WORK TO BE COMPLETED: Repeat the span of the entries below that starts at the line with "Reproduce this chart" and ends at the line with "import * as", nothing more. Skip the pictures.
_ _ _
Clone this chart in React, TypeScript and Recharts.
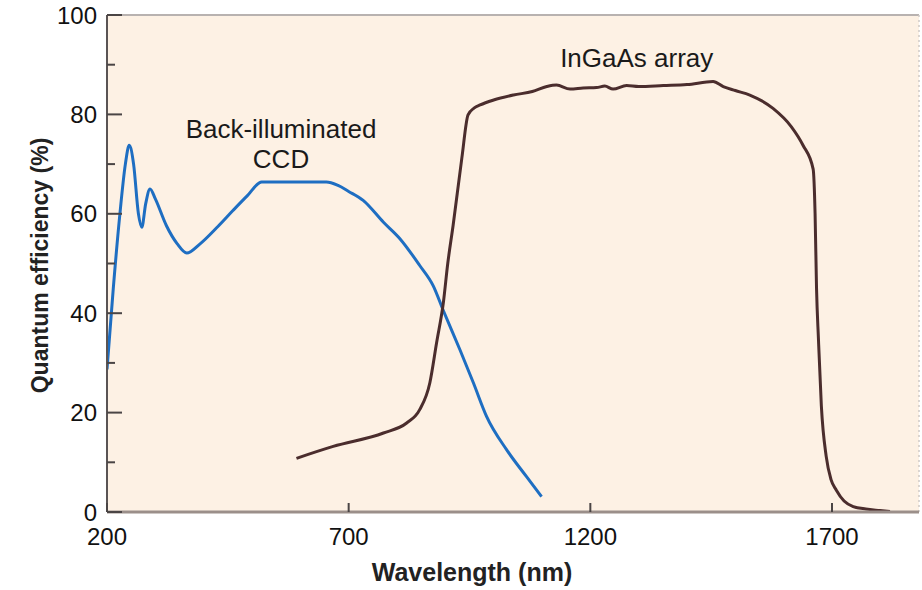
import React from 'react'
import {
  LineChart,
  Line,
  XAxis,
  YAxis,
  CartesianGrid,
  ReferenceLine,
  ReferenceDot,
  Label,
} from 'recharts'

// Back-illuminated CCD quantum efficiency
const ccdWavelength = [
  200, 213, 227, 238, 246, 255, 265, 272, 280, 289, 300, 323, 345, 365, 392, 430, 461, 490, 520,
  560, 600, 654, 678, 700, 730, 772, 806, 847, 875, 896, 930, 958, 985, 1027, 1068, 1099,
]
const ccdQE = [
  28.7, 45, 60.3, 70, 73.8, 70, 60, 57.3, 62, 65, 63, 57.6, 54, 52.1, 53.9, 57.5, 60.7, 63.6, 66.4,
  66.4, 66.4, 66.4, 65.7, 64.5, 62.7, 58.3, 55, 49.6, 45.5, 40.5, 32.7, 26, 19.3, 12.5, 7.1, 3.1,
]

// InGaAs array quantum efficiency
const ingaasWavelength = [
  592, 668, 772, 820, 847, 868, 882, 896, 905, 916, 934, 947, 960, 972, 1000, 1041, 1080, 1110,
  1130, 1158, 1185, 1213, 1230, 1247, 1275, 1300, 1351, 1400, 1454, 1475, 1500, 1530, 1578, 1616,
  1640, 1661, 1665, 1668, 1672, 1678, 1688, 1698, 1709, 1725, 1744, 1770, 1799, 1820,
]
const ingaasQE = [
  10.8, 13.2, 15.9, 17.9, 20.6, 26, 34.1, 42.2, 50, 57.6, 71.1, 79.9, 81.3, 81.9, 82.9, 83.9, 84.6,
  85.6, 85.9, 85.1, 85.3, 85.4, 85.7, 85.1, 85.8, 85.6, 85.8, 86, 86.6, 85.6, 84.8, 83.9, 81.2,
  77.5, 73.8, 69, 60, 45, 34.7, 21.3, 11.2, 6.5, 4.4, 2.2, 1.1, 0.6, 0.3, 0.1,
]

const xTicks = [200, 700, 1200, 1700]
const yTicks = [0, 10, 20, 30, 40, 50, 60, 70, 80, 90, 100]
const yLabels = [0, 20, 40, 60, 80, 100]

const ccdData = ccdWavelength.map((w, i) => ({ w, qe: ccdQE[i] }))
const ingaasData = ingaasWavelength.map((w, i) => ({ w, qe: ingaasQE[i] }))

const FONT = '"Liberation Sans", Arial, Helvetica, sans-serif'

function YTick(props: any) {
  const { x, y, payload } = props
  const major = yLabels.includes(payload.value)
  return (
    <g>
      <line x1={x} x2={x + (major ? 15 : 8)} y1={y} y2={y} stroke="#4a4545" strokeWidth={2} />
      {major && (
        <text x={x - 10} y={y} dy="0.36em" textAnchor="end" fontSize={24} fill="#111" fontFamily={FONT}>
          {payload.value}
        </text>
      )}
    </g>
  )
}

function XTick(props: any) {
  const { x, y, payload } = props
  return (
    <g>
      <line x1={x} x2={x} y1={y} y2={y - 9} stroke="#4a4545" strokeWidth={2} />
      <text x={x} y={y + 33} textAnchor="middle" fontSize={24} fill="#111" fontFamily={FONT}>
        {payload.value}
      </text>
    </g>
  )
}

export default function App() {
  return (
    <div style={{ position: 'absolute', left: 0, top: 0, width: 922, height: 590, background: '#fff' }}>
      <LineChart
        width={922}
        height={590}
        margin={{ top: 15, right: 3, left: 0, bottom: 0 }}
        style={{ fontFamily: FONT }}
      >
        <CartesianGrid horizontal={false} vertical={false} fill="#fdf1e4" />
        <XAxis
          type="number"
          dataKey="w"
          domain={[200, 1880]}
          ticks={xTicks}
          allowDataOverflow
          height={78}
          tickSize={0}
          tickMargin={0}
          tickLine={false}
          tick={<XTick />}
          axisLine={{ stroke: '#9b8f8a', strokeWidth: 3 }}
        >
          <Label
            content={({ viewBox }: any) => (
              <text
                x={viewBox.x + viewBox.width / 2 - 41}
                y={viewBox.y + 69}
                textAnchor="middle"
                fontSize={25}
                fontWeight="bold"
                fill="#222"
                fontFamily={FONT}
              >
                Wavelength (nm)
              </text>
            )}
          />
        </XAxis>
        <YAxis
          type="number"
          dataKey="qe"
          domain={[0, 100]}
          ticks={yTicks}
          width={107}
          tickSize={0}
          tickMargin={0}
          tickLine={false}
          tick={<YTick />}
          interval={0}
          axisLine={{ stroke: '#5a5454', strokeWidth: 2 }}
        >
          <Label
            content={({ viewBox }: any) => {
              const cx = viewBox.x + 40
              const cy = viewBox.y + viewBox.height / 2 + 2
              return (
                <text
                  x={cx}
                  y={cy}
                  transform={`rotate(-90 ${cx} ${cy})`}
                  textAnchor="middle"
                  dominantBaseline="central"
                  fontSize={23}
                  fontWeight="bold"
                  fill="#222"
                  fontFamily={FONT}
                >
                  Quantum efficiency (%)
                </text>
              )
            }}
          />
        </YAxis>
        <ReferenceLine y={100} stroke="#b8b2b0" strokeWidth={2} />
        <ReferenceLine x={1880} stroke="#cfcac6" strokeWidth={1.5} strokeDasharray="2 3" />
        <Line
          data={ccdData}
          dataKey="qe"
          type="monotone"
          stroke="#1e6ec2"
          strokeWidth={3}
          dot={false}
          isAnimationActive={false}
        />
        <Line
          data={ingaasData}
          dataKey="qe"
          type="monotone"
          stroke="#4b2d2d"
          strokeWidth={3}
          dot={false}
          isAnimationActive={false}
        />
        <ReferenceDot x={560} y={77.2} r={0} fill="none" stroke="none">
          <Label value="Back-illuminated" position="center" fontSize={26} fill="#1a1a1a" />
        </ReferenceDot>
        <ReferenceDot x={560} y={71.1} r={0} fill="none" stroke="none">
          <Label value="CCD" position="center" fontSize={26} fill="#1a1a1a" />
        </ReferenceDot>
        <ReferenceDot x={1296} y={91.3} r={0} fill="none" stroke="none">
          <Label value="InGaAs array" position="center" fontSize={26} fill="#1a1a1a" />
        </ReferenceDot>
      </LineChart>
    </div>
  )
}
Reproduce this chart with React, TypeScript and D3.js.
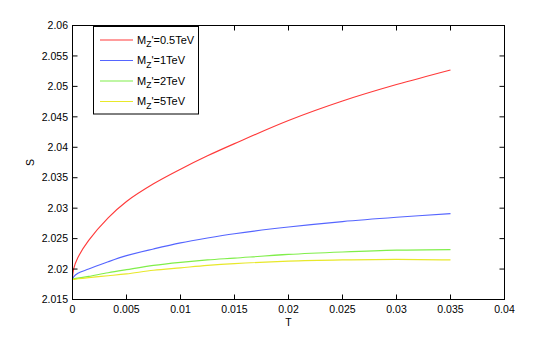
import React from "react";
import * as d3 from "d3";

const T = [0, 0.0001, 0.0005, 0.0015, 0.0033, 0.005, 0.0075, 0.01, 0.0125, 0.015, 0.02, 0.025, 0.03, 0.035];
const S_05 = [2.0183, 2.0200, 2.0219, 2.0247, 2.0284, 2.0311, 2.0340, 2.0364, 2.0386, 2.0406, 2.0444, 2.0476, 2.0503, 2.0527];
const S_1 = [2.0183, 2.0187, 2.0193, 2.0200, 2.0212, 2.0222, 2.0233, 2.0243, 2.0251, 2.0258, 2.0269, 2.0278, 2.0285, 2.0291];
const S_2 = [2.0183, 2.0184, 2.0185, 2.0188, 2.0194, 2.0199, 2.0206, 2.0211, 2.0215, 2.0218, 2.0224, 2.0228, 2.0231, 2.0232];
const S_5 = [2.0183, 2.0183, 2.0184, 2.0186, 2.0189, 2.0192, 2.0198, 2.0202, 2.0206, 2.0209, 2.0213, 2.0215, 2.0216, 2.0215];
const legendSuffix = ["'=0.5TeV", "'=1TeV", "'=2TeV", "'=5TeV"];
const xTicks = [0, 0.005, 0.01, 0.015, 0.02, 0.025, 0.03, 0.035, 0.04];
const yTicks = [2.015, 2.02, 2.025, 2.03, 2.035, 2.04, 2.045, 2.05, 2.055, 2.06];

const series = [S_05, S_1, S_2, S_5];
const colors = ["#ff3a3a", "#5565ff", "#80ee4a", "#e8e82a"];

export default function App() {
  const L = 72.5, R = 504.5, TOP = 25.5, B = 299.5;
  const x = d3.scaleLinear().domain([0, 0.04]).range([L, R]);
  const y = d3.scaleLinear().domain([2.015, 2.06]).range([B, TOP]);
  const line = d3
    .line<number>()
    .x((_, i) => x(T[i]))
    .y((d) => y(d))
    .curve(d3.curveCatmullRom.alpha(0.5));
  const font = "'Liberation Sans', Arial, sans-serif";
  const tl = 5;
  return (
    <svg
      width={557}
      height={337}
      style={{ position: "absolute", left: 0, top: 0, background: "#fff" }}
      fontFamily={font}
    >
      <rect x={0} y={0} width={557} height={337} fill="#fff" />
      {series.map((s, k) => (
        <path key={k} d={line(s) || ""} fill="none" stroke={colors[k]} strokeWidth={1.15} />
      ))}
      <rect x={L} y={TOP} width={R - L} height={B - TOP} fill="none" stroke="#000" strokeWidth={1} />
      {xTicks.map((t) => (
        <g key={"x" + t}>
          <line x1={x(t)} x2={x(t)} y1={B} y2={B - tl} stroke="#000" />
          <line x1={x(t)} x2={x(t)} y1={TOP} y2={TOP + tl} stroke="#000" />
          <text x={x(t)} y={313} fontSize={10.5} textAnchor="middle" fill="#000">
            {String(t)}
          </text>
        </g>
      ))}
      {yTicks.map((t) => (
        <g key={"y" + t}>
          <line x1={L} x2={L + tl} y1={y(t)} y2={y(t)} stroke="#000" />
          <line x1={R} x2={R - tl} y1={y(t)} y2={y(t)} stroke="#000" />
          <text x={68} y={y(t) + 3.7} fontSize={10.5} textAnchor="end" fill="#000">
            {d3.format(".3~f")(t)}
          </text>
        </g>
      ))}
      <text x={(L + R) / 2} y={326} fontSize={10.5} textAnchor="middle">
        T
      </text>
      <text x={0} y={0} fontSize={10.5} textAnchor="middle" transform={`translate(34,${(TOP + B) / 2}) rotate(-90)`}>
        S
      </text>
      <rect x={93.5} y={26.5} width={105} height={87.5} fill="#fff" stroke="#000" strokeWidth={1} />
      {legendSuffix.map((suf, k) => {
        const yy = 40 + k * 20.5;
        return (
          <g key={"l" + k}>
            <line x1={100} x2={133} y1={yy} y2={yy} stroke={colors[k]} strokeWidth={1.15} />
            <text x={137} y={yy + 3.5} fontSize={11} fill="#000">
              M
              <tspan fontSize={8.5} dy={3.5}>Z</tspan>
              <tspan dy={-3.5}>{suf}</tspan>
            </text>
          </g>
        );
      })}
    </svg>
  );
}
_ _ _
OUTPUT:
Reproduce this chart with React, TypeScript and D3.js.
import React from "react";
import * as d3 from "d3";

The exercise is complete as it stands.